Grasping at things not yet understood

October marks three months back in Canada and the first time I’ve experienced fall in about five years! The sky is grey all the time and the weather has morphed from a pleasant coolness to having the brittle edge of winter.  Experiencing the transition from summer to fall has accompanied thoughts I’ve had lately about my time back in Canada and as I’m getting ready to head back to Thailand.

The first thought – The past two years have been HARD.  And it won’t get any easier.

The second thought – These difficulties are a requirement, refractionist the cost if you will, mind if I believe what I’m doing is in line with what God is doing in the world because of His love for the world.

The frustrations, intensity of loneliness, wondering my relevance professionally and in lives of friends, family and continued mishaps & misunderstandings of cross-cultural work – none of this is a walk in the park and has required constant and continual adjustment to new norms (which include having huge ant eggs in my room up north).  Each return to Canada gets harder and harder because my opinions no longer fit with what is acceptable in Canada as a result of my continued reaction/struggle/acceptance (whether partial or full) of what is normal in Thailand.

This doesn’t get any easier because I choose to remain in a vocation that requires commitment to choices and resulting consequences I’d rather not have and results in a necessary exclusion from things I’d embraced as “normal” before.  Cases in point – It’s tiring to train my co-workers in Thai on basic concepts of project management that high schoolers in Canada understand and when I have time to connect with good friends/family, our exchanges are often challenged by physical distance, time differences and my current exhaustion and I’m often hurt by their lack of interest in my work.
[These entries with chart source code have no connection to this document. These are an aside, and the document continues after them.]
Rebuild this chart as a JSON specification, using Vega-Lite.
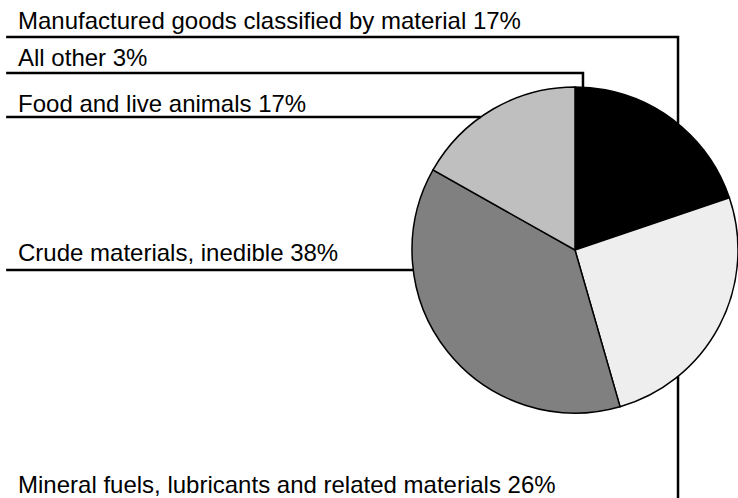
{
  "$schema": "https://vega.github.io/schema/vega-lite/v6.json",
  "width": 326,
  "height": 326,
  "autosize": {"type": "none"},
  "padding": {"left": 412, "top": 87, "right": 0, "bottom": 85},
  "background": "white",
  "config": {"view": {"stroke": null}},
  "datasets": {
    "slices": [
      {"category": "All other", "idx": 1, "share": 3},
      {"category": "Manufactured goods classified by material", "idx": 2, "share": 17},
      {"category": "Mineral fuels, lubricants and related materials", "idx": 3, "share": 26},
      {"category": "Crude materials, inedible", "idx": 4, "share": 38},
      {"category": "Food and live animals", "idx": 5, "share": 17}
    ],
    "leaders": [
      {"label": "Manufactured", "seq": 1, "x": -3.49, "y": 1.307},
      {"label": "Manufactured", "seq": 2, "x": 0.632, "y": 1.307},
      {"label": "Manufactured", "seq": 3, "x": 0.632, "y": 0.775},
      {"label": "All other", "seq": 1, "x": -3.49, "y": 1.086},
      {"label": "All other", "seq": 2, "x": 0.049, "y": 1.086},
      {"label": "All other", "seq": 3, "x": 0.049, "y": 0.999},
      {"label": "Food", "seq": 1, "x": -3.49, "y": 0.816},
      {"label": "Food", "seq": 2, "x": -0.578, "y": 0.816},
      {"label": "Crude", "seq": 1, "x": -3.49, "y": -0.123},
      {"label": "Crude", "seq": 2, "x": -0.992, "y": -0.123},
      {"label": "Mineral", "seq": 1, "x": 0.632, "y": -0.775},
      {"label": "Mineral", "seq": 2, "x": 0.632, "y": -1.55},
      {"label": "Mineral", "seq": 3, "x": -3.49, "y": -1.55}
    ],
    "labels": [
      {"text": "Manufactured goods classified by material 17%", "x": -3.417, "y": 1.356},
      {"text": "All other 3%", "x": -3.417, "y": 1.129},
      {"text": "Food and live animals 17%", "x": -3.417, "y": 0.847},
      {"text": "Crude materials, inedible 38%", "x": -3.417, "y": -0.0675},
      {"text": "Mineral fuels, lubricants and related materials 26%", "x": -3.417, "y": -1.491}
    ]
  },
  "layer": [
    {
      "data": {"name": "slices"},
      "mark": {"type": "arc", "stroke": "black", "strokeWidth": 1.5},
      "encoding": {
        "theta": {"field": "share", "type": "quantitative", "stack": true},
        "order": {"field": "idx", "type": "quantitative"},
        "color": {
          "field": "category",
          "type": "nominal",
          "scale": {
            "domain": ["All other", "Manufactured goods classified by material", "Mineral fuels, lubricants and related materials", "Crude materials, inedible", "Food and live animals"],
            "range": ["#000000", "#000000", "#eeeeee", "#808080", "#bfbfbf"]
          },
          "legend": null
        }
      }
    },
    {
      "data": {"name": "leaders"},
      "mark": {"type": "line", "color": "black", "strokeWidth": 2.5, "strokeJoin": "miter"},
      "encoding": {
        "x": {"field": "x", "type": "quantitative", "scale": {"domain": [-1, 1], "nice": false, "zero": false}, "axis": null},
        "y": {"field": "y", "type": "quantitative", "scale": {"domain": [-1, 1], "nice": false, "zero": false}, "axis": null},
        "detail": {"field": "label", "type": "nominal"},
        "order": {"field": "seq", "type": "quantitative"}
      }
    },
    {
      "data": {"name": "labels"},
      "mark": {"type": "text", "align": "left", "baseline": "alphabetic", "font": "Liberation Sans", "fontSize": 24, "color": "black"},
      "encoding": {
        "x": {"field": "x", "type": "quantitative", "scale": {"domain": [-1, 1], "nice": false, "zero": false}, "axis": null},
        "y": {"field": "y", "type": "quantitative", "scale": {"domain": [-1, 1], "nice": false, "zero": false}, "axis": null},
        "text": {"field": "text", "type": "nominal"}
      }
    }
  ]
}
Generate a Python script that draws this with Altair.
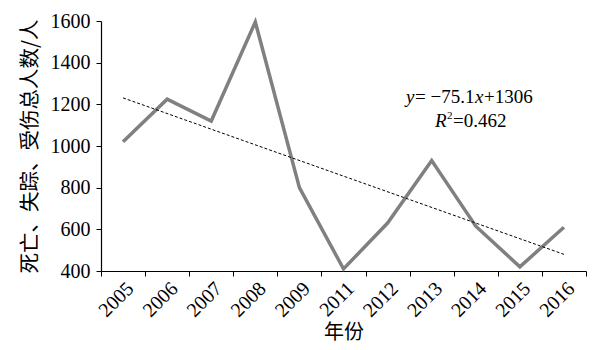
import altair as alt
import pandas as pd

years = ["2005", "2006", "2007", "2008", "2009", "2011", "2012", "2013", "2014", "2015", "2016"]
casualties = [1020, 1225, 1120, 1595, 800, 410, 630, 930, 615, 420, 610]

# Linear trend shown on the chart: y = -75.1x + 1306 (x = 1..11)
slope = -75.1
intercept = 1306
trend_years = [years[0], years[-1]]
trend_vals = [slope * 1 + intercept, slope * len(years) + intercept]

df = pd.DataFrame({"year": years, "value": casualties})
tdf = pd.DataFrame({"year": trend_years, "value": trend_vals})

serif = "Liberation Serif"
cjk = "Noto Sans CJK SC"

x = alt.X("year:O", sort=years, title="年份",
          scale=alt.Scale(paddingInner=0, paddingOuter=0),
          axis=alt.Axis(labelAngle=-45, tickBand="extent", labelFont=serif,
                        labelFontSize=20, titleFont=cjk, titleFontSize=20,
                        titleFontWeight="normal", titlePadding=2,
                        labelPadding=2))
y = alt.Y("value:Q", title="死亡、失踪、受伤总人数/人",
          scale=alt.Scale(domain=[400, 1600], nice=False),
          axis=alt.Axis(values=[400, 600, 800, 1000, 1200, 1400, 1600],
                        format="d",
                        labelFont=serif, labelFontSize=20, titleFont=cjk,
                        titleFontSize=20.5, titleFontWeight="normal",
                        titlePadding=10, labelPadding=6))

line = alt.Chart(df).mark_line(color="#808080", strokeWidth=3.5).encode(x=x, y=y)
trend = alt.Chart(tdf).mark_line(color="black", strokeWidth=1,
                                 strokeDash=[3, 2]).encode(x=x, y=y)

def txt(s, px, py, italic=False, align="left", size=19):
    return alt.Chart(pd.DataFrame({"t": [s]})).mark_text(
        font=serif, fontSize=size, fontStyle="italic" if italic else "normal",
        align=align, baseline="middle", color="black").encode(
        text="t:N", x=alt.value(px), y=alt.value(py))

eq = (txt("y", 305, 76, italic=True) + txt("= \u221275.1", 314, 76)
      + txt("x", 374, 76, italic=True) + txt("+1306", 383, 76)
      + txt("R", 334, 100, italic=True) + txt("2", 346, 95, size=11)
      + txt("=0.462", 352, 100))

chart = alt.layer(line, trend, eq).properties(
    width=485, height=250,
    padding={"left": 93, "top": 13, "right": 22, "bottom": 77},
    autosize=alt.AutoSizeParams(type="none"),
).configure_view(stroke=None).configure_axis(
    grid=False, domainColor="black", tickColor="black", labelColor="black",
    titleColor="black", tickSize=5, domainWidth=1.2)

chart.save("out.html", embed_options={"renderer": "svg", "actions": False})
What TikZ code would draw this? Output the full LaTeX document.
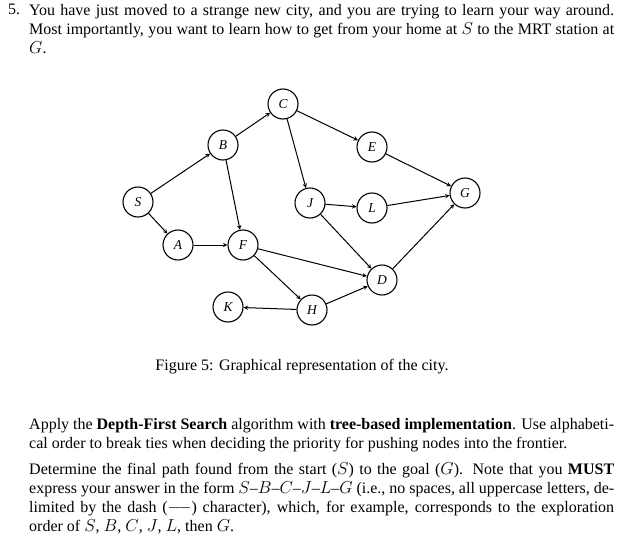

Or, Questioning the relevance of what I do when I come back to Canada and my friends are warmly ensconced in homes of their choosing, with partners, children and income streams, but I’m raising money to go back overseas and have much less control over things like housing and transportation.  Don’t get me wrong – I have many privileges in life and am in no way suffering like many others.  But take my cases and multiply it over and over again in the almost six years I’ve lived outside of Canada.  Believe me, I’ve questioned the sanity of what I’ve committed to.

This brings me to my second point – exhaustion and questions of relevance, among other things I’d rather not struggle with, are requirements if I believe my role of being “the hands and feet of Jesus”.  At the most basic, accepting these discomforts have led to a better understanding of my co-workers’ struggles and that of their communities (not enough food to eat, no dignity in the work they do, discrimination by Thais, etc.).  I’ve also begun experiencing Jesus as my comfort (vs. only my comforter), something I’m not sure would be possible for me living in Canada.  Along the way, though, I’m beginning to grasp at the edges of something bigger, beyond my comprehension.  That this is for the benefit of my soul because it’s within the will of God.  Whom I choose to believe in.

Here’s the long stretch forward.  Sheldon Vanauken, in his deeply moving book “A Severe Mercy”, describes this better when he reflects on the death of his beloved Davy with whom he had a beautiful love story.  That God required him to experience two separations from his wife (the physical one of death, and then the “second death” of no longer sensing her presence) so that Sheldon’s heart could be truly full of God’s ravishing love for him – the severe mercy.

So.  I continue grasping at things not yet understood but with this certainty: that working out my faith and my vocation requires a constant belief in things I don’t yet understand.

1 Thought.

  1. Ruth, what a deep and thoughtful post! It may be exhausting to continually contemplate what and why you are doing the work you are, but at least you are doing that self-introspection. Asking those questions of yourself is much more than a lot of us do, and being able to answer even some of them is mighty empowering.

    *sigh* makes me wish we had a free afternoon away from distractions (read: children, work) to discuss more over coffee.